» **Data shown**:
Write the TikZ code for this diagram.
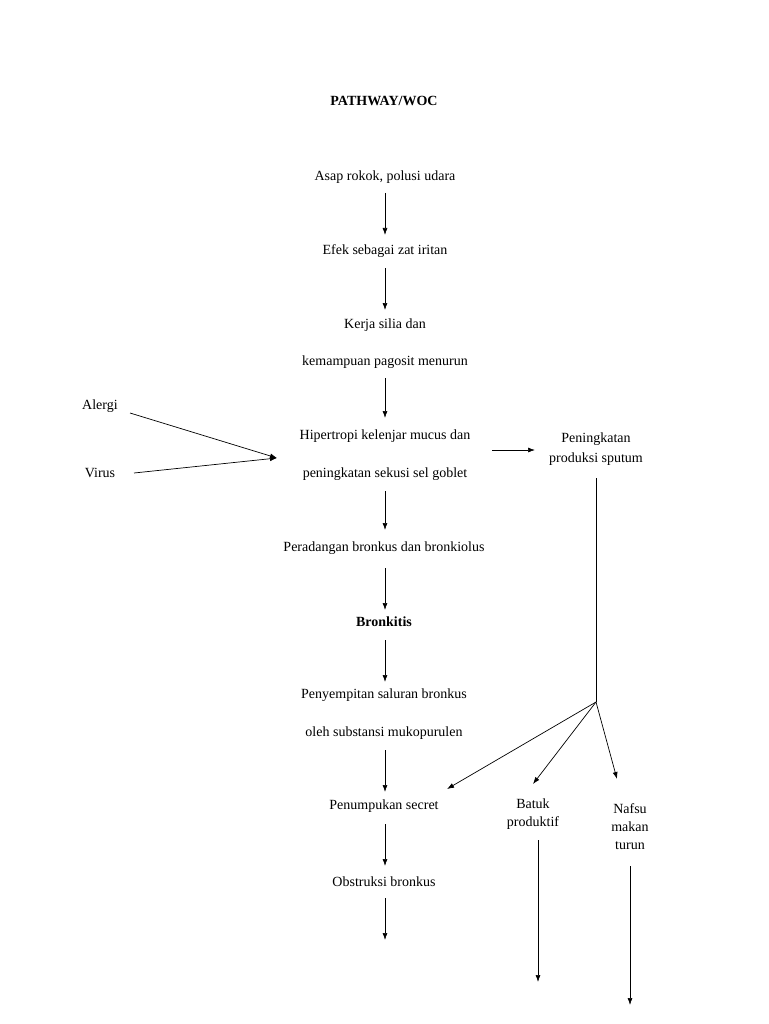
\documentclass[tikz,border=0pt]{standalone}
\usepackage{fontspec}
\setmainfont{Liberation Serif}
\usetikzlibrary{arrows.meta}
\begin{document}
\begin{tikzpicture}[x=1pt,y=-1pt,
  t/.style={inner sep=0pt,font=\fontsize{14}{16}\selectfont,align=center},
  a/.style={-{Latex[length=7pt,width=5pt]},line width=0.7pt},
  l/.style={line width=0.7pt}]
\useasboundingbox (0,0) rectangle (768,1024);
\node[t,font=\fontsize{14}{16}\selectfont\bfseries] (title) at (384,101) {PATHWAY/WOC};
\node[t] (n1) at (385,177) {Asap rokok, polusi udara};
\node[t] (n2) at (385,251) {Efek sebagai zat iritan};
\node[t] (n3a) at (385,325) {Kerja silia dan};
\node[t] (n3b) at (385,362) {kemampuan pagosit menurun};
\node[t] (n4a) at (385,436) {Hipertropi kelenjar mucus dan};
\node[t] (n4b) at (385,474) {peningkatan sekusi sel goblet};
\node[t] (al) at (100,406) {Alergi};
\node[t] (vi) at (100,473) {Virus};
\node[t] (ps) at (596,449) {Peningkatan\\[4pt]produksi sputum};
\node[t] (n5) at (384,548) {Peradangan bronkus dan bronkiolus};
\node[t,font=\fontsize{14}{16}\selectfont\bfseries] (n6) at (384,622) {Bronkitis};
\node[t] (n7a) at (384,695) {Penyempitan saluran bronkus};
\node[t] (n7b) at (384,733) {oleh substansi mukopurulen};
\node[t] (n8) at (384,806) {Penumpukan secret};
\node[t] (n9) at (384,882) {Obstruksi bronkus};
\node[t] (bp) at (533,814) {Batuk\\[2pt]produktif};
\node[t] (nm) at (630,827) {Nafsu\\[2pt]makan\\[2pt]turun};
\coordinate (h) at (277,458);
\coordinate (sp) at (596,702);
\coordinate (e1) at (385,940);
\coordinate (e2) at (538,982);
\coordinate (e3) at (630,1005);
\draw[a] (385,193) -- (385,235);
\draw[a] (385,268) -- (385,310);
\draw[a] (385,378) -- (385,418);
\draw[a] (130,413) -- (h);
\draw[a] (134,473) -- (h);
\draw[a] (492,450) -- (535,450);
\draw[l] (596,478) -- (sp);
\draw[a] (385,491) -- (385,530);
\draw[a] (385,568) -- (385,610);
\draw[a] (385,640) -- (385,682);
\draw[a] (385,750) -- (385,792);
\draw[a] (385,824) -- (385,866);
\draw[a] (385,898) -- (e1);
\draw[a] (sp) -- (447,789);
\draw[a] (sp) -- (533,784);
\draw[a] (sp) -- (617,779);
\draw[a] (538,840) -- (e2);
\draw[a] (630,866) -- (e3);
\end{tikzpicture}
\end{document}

» **Description of the task**:
Without including any pictures, print all of the material exactly as given.

» **Reply to the task**:
Write the TikZ code for this diagram.
\documentclass[tikz,border=0pt]{standalone}
\usepackage{fontspec}
\setmainfont{Liberation Serif}
\usetikzlibrary{arrows.meta}
\begin{document}
\begin{tikzpicture}[x=1pt,y=-1pt,
  t/.style={inner sep=0pt,font=\fontsize{14}{16}\selectfont,align=center},
  a/.style={-{Latex[length=7pt,width=5pt]},line width=0.7pt},
  l/.style={line width=0.7pt}]
\useasboundingbox (0,0) rectangle (768,1024);
\node[t,font=\fontsize{14}{16}\selectfont\bfseries] (title) at (384,101) {PATHWAY/WOC};
\node[t] (n1) at (385,177) {Asap rokok, polusi udara};
\node[t] (n2) at (385,251) {Efek sebagai zat iritan};
\node[t] (n3a) at (385,325) {Kerja silia dan};
\node[t] (n3b) at (385,362) {kemampuan pagosit menurun};
\node[t] (n4a) at (385,436) {Hipertropi kelenjar mucus dan};
\node[t] (n4b) at (385,474) {peningkatan sekusi sel goblet};
\node[t] (al) at (100,406) {Alergi};
\node[t] (vi) at (100,473) {Virus};
\node[t] (ps) at (596,449) {Peningkatan\\[4pt]produksi sputum};
\node[t] (n5) at (384,548) {Peradangan bronkus dan bronkiolus};
\node[t,font=\fontsize{14}{16}\selectfont\bfseries] (n6) at (384,622) {Bronkitis};
\node[t] (n7a) at (384,695) {Penyempitan saluran bronkus};
\node[t] (n7b) at (384,733) {oleh substansi mukopurulen};
\node[t] (n8) at (384,806) {Penumpukan secret};
\node[t] (n9) at (384,882) {Obstruksi bronkus};
\node[t] (bp) at (533,814) {Batuk\\[2pt]produktif};
\node[t] (nm) at (630,827) {Nafsu\\[2pt]makan\\[2pt]turun};
\coordinate (h) at (277,458);
\coordinate (sp) at (596,702);
\coordinate (e1) at (385,940);
\coordinate (e2) at (538,982);
\coordinate (e3) at (630,1005);
\draw[a] (385,193) -- (385,235);
\draw[a] (385,268) -- (385,310);
\draw[a] (385,378) -- (385,418);
\draw[a] (130,413) -- (h);
\draw[a] (134,473) -- (h);
\draw[a] (492,450) -- (535,450);
\draw[l] (596,478) -- (sp);
\draw[a] (385,491) -- (385,530);
\draw[a] (385,568) -- (385,610);
\draw[a] (385,640) -- (385,682);
\draw[a] (385,750) -- (385,792);
\draw[a] (385,824) -- (385,866);
\draw[a] (385,898) -- (e1);
\draw[a] (sp) -- (447,789);
\draw[a] (sp) -- (533,784);
\draw[a] (sp) -- (617,779);
\draw[a] (538,840) -- (e2);
\draw[a] (630,866) -- (e3);
\end{tikzpicture}
\end{document}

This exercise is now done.